My Big Mistake: Ignoring the Glottis: Initially, I treated the glottis as just an on/off switch. That was a huge mistake. By subtly changing its tension and frequency while shaping a vowel, you can add inflection, pitch glides, and even vocal fry. The source and filter are separate, but they work together for realistic speech.
It’s More Than a Toy: The underlying technology, formant and waveguide synthesis, is not a gimmick. It’s used in professional text-to-speech engines (like those in screen readers and GPS devices), digital musical instruments, and advanced audio plugins for sound design. The Pink Trombone is just a uniquely accessible demonstration of this powerful tech.
For Further Exploration: If this topic fascinates you, I highly recommend visiting the original creator Neil Thapen’s website. He provides a more technical breakdown of the mathematics involved. Also, look into Julius O. Smith III’s work on digital waveguide synthesis for a deep academic dive into how it all works.

Frequently Asked Questions

Is the Pink Trombone scientifically accurate?

It is a simplified but functionally accurate model. While it omits many nuances of the human vocal apparatus, it masterfully demonstrates the core principles of the source-filter model and how changing the shape of the vocal tract produces different vowel sounds.

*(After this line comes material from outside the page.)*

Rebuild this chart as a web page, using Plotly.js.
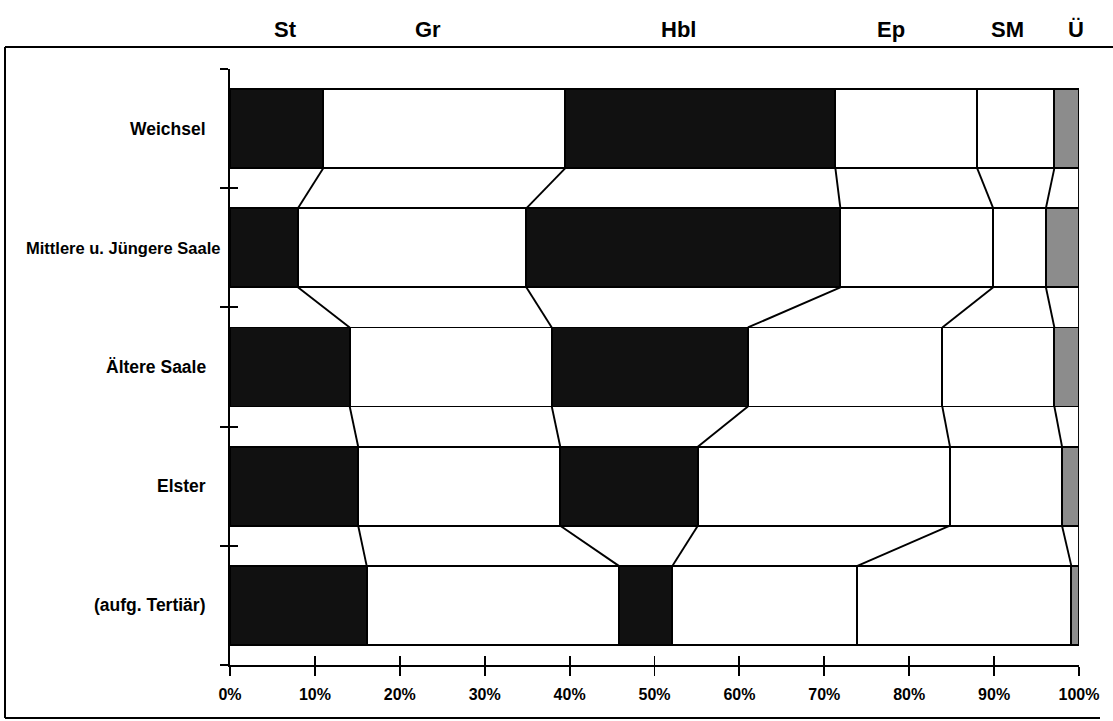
<!DOCTYPE html>
<html>
<head>
<meta charset="utf-8">
<script src="https://cdn.plot.ly/plotly-3.0.1.min.js"></script>
<style>html,body{margin:0;padding:0;background:#fff;}#chart{width:1113px;height:721px;}</style>
</head>
<body>
<div id="chart"></div>
<script>
// ---- data (percent shares) ----
const categories = ['Weichsel', 'Mittlere u. Jüngere Saale', 'Ältere Saale', 'Elster', '(aufg. Tertiär)'];
const seriesNames = ['St', 'Gr', 'Hbl', 'Ep', 'SM', 'Ü'];
const St  = [11.0,  8.0, 14.1, 15.1, 16.1];
const Gr  = [28.5, 26.9, 23.8, 23.8, 29.7];
const Hbl = [31.8, 37.0, 23.1, 16.2,  6.3];
const Ep  = [16.7, 18.0, 22.9, 29.7, 21.8];
const SM  = [ 9.1,  6.2, 13.2, 13.2, 25.2];
const U   = [ 2.9,  3.9,  2.9,  2.0,  0.9];
const xTickVals = [0, 10, 20, 30, 40, 50, 60, 70, 80, 90, 100];
const xTickLabels = ['0%', '10%', '20%', '30%', '40%', '50%', '60%', '70%', '80%', '90%', '100%'];
// header label anchor positions along the percent axis
const headerPos = [6.5, 23.3, 52.8, 77.8, 91.6, 99.6];

// ---- styling ----
const series = [St, Gr, Hbl, Ep, SM, U];
const fills = ['#111111', '#ffffff', '#111111', '#ffffff', '#ffffff', '#8c8c8c'];
const BW = 0.663;
const LW = 1.9;
const yIdx = categories.map((c, i) => i);
const yTicks = [-0.5, 0.5, 1.5, 2.5, 3.5, 4.5];
const FONT = 'Liberation Sans, Arial, Helvetica, sans-serif';

const traces = series.map((vals, k) => ({
  type: 'bar', orientation: 'h', name: seriesNames[k],
  x: vals, y: yIdx, width: BW,
  marker: {color: fills[k], line: {color: '#000', width: LW}},
  hoverinfo: 'x+name', showlegend: false
}));

// connector lines between consecutive bars at each cumulative boundary
const cum = categories.map((c, i) => {
  let s = 0; return series.map(v => (s += v[i]));
});
const cx = [], cy = [];
for (let k = 0; k < series.length; k++) {
  for (let i = 0; i < categories.length - 1; i++) {
    cx.push(cum[i][k], cum[i + 1][k], null);
    cy.push(i + BW / 2, i + 1 - BW / 2, null);
  }
}
traces.push({type: 'scatter', mode: 'lines', x: cx, y: cy,
  line: {color: '#000', width: LW}, hoverinfo: 'skip', showlegend: false});
// empty trace that activates the overlay axes (inner half of crossing ticks)
traces.push({type: 'scatter', mode: 'lines', x: [null], y: [null], xaxis: 'x2', yaxis: 'y2',
  hoverinfo: 'skip', showlegend: false});

// frame (paper coords)
const px = p => (p - 230) / 849;
const py = p => (665 - p) / 596;
const shapes = [
  {type: 'line', xref: 'paper', yref: 'paper', x0: px(5), x1: px(1113), y0: py(47), y1: py(47), line: {color: '#000', width: 2}},
  {type: 'line', xref: 'paper', yref: 'paper', x0: px(5), x1: px(5), y0: py(47), y1: py(718), line: {color: '#000', width: 2}},
  {type: 'line', xref: 'paper', yref: 'paper', x0: px(5), x1: px(1100), y0: py(718), y1: py(718), line: {color: '#000', width: 2}}
];

const annotations = [];
categories.forEach((c, i) => {
  const long = c.length > 20;
  annotations.push({text: c, xref: 'paper', yref: 'y', x: long ? px(222) : px(208), y: i,
    xanchor: 'right', yanchor: 'middle', showarrow: false,
    font: {family: FONT, size: long ? 16.5 : 17.5, weight: 'bold', color: '#000'}});
});
seriesNames.forEach((n, k) => annotations.push({text: n, xref: 'x', yref: 'paper', x: headerPos[k], y: py(29),
  xanchor: 'center', yanchor: 'middle', showarrow: false,
  font: {family: FONT, size: 22, weight: 'bold', color: '#000'}}));

const tickFont = {family: FONT, size: 16, weight: 'bold', color: '#000'};
const layout = {
  width: 1113, height: 721,
  margin: {l: 230, r: 34, t: 69, b: 56},
  paper_bgcolor: '#fff', plot_bgcolor: 'rgba(0,0,0,0)',
  barmode: 'stack', bargap: 0,
  xaxis: {range: [0, 100], tickvals: xTickVals, ticktext: xTickLabels,
    ticks: 'outside', ticklen: 9, tickwidth: LW, tickcolor: '#000',
    showgrid: false, zeroline: false, showline: true, linecolor: '#000', linewidth: LW,
    ticklabelstandoff: 5, fixedrange: true, tickfont: tickFont},
  xaxis2: {range: [0, 100], overlaying: 'x', anchor: 'y2', side: 'bottom', tickvals: xTickVals,
    ticks: 'inside', ticklen: 9, tickwidth: LW, tickcolor: '#000', showticklabels: false,
    showgrid: false, zeroline: false, showline: false, fixedrange: true},
  yaxis: {range: [4.5, -0.5], tickvals: yTicks, showticklabels: false,
    ticks: 'outside', ticklen: 8, tickwidth: LW, tickcolor: '#000',
    showgrid: false, zeroline: false, showline: true, linecolor: '#000', linewidth: LW, fixedrange: true},
  yaxis2: {range: [4.5, -0.5], overlaying: 'y', anchor: 'x2', side: 'left', tickvals: yTicks, showticklabels: false,
    ticks: 'inside', ticklen: 8, tickwidth: LW, tickcolor: '#000',
    showgrid: false, zeroline: false, showline: false, fixedrange: true},
  shapes: shapes, annotations: annotations, showlegend: false
};

Plotly.newPlot('chart', traces, layout, {displayModeBar: false, staticPlot: true});
</script>
</body>
</html>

Who created the Pink Trombone?

The original synthesis model and desktop application were created by software developer Neil Thapen. The popular web version that most people are familiar with was an independent port to JavaScript and the Web Audio API by another developer.

What programming language is the Pink Trombone built with?

The web version is built almost entirely with JavaScript. It leverages the HTML5 Canvas element for the visual display and interaction, and relies heavily on the Web Audio API for all real-time sound generation and processing.

Can I use this technology in my own projects?

Absolutely. The Web Audio API is a standard feature in all modern web browsers. While recreating the Pink Trombone’s specific physical model from scratch is complex, you can use the API to create your own synthesizers, audio effects, and interactive sound-based experiences.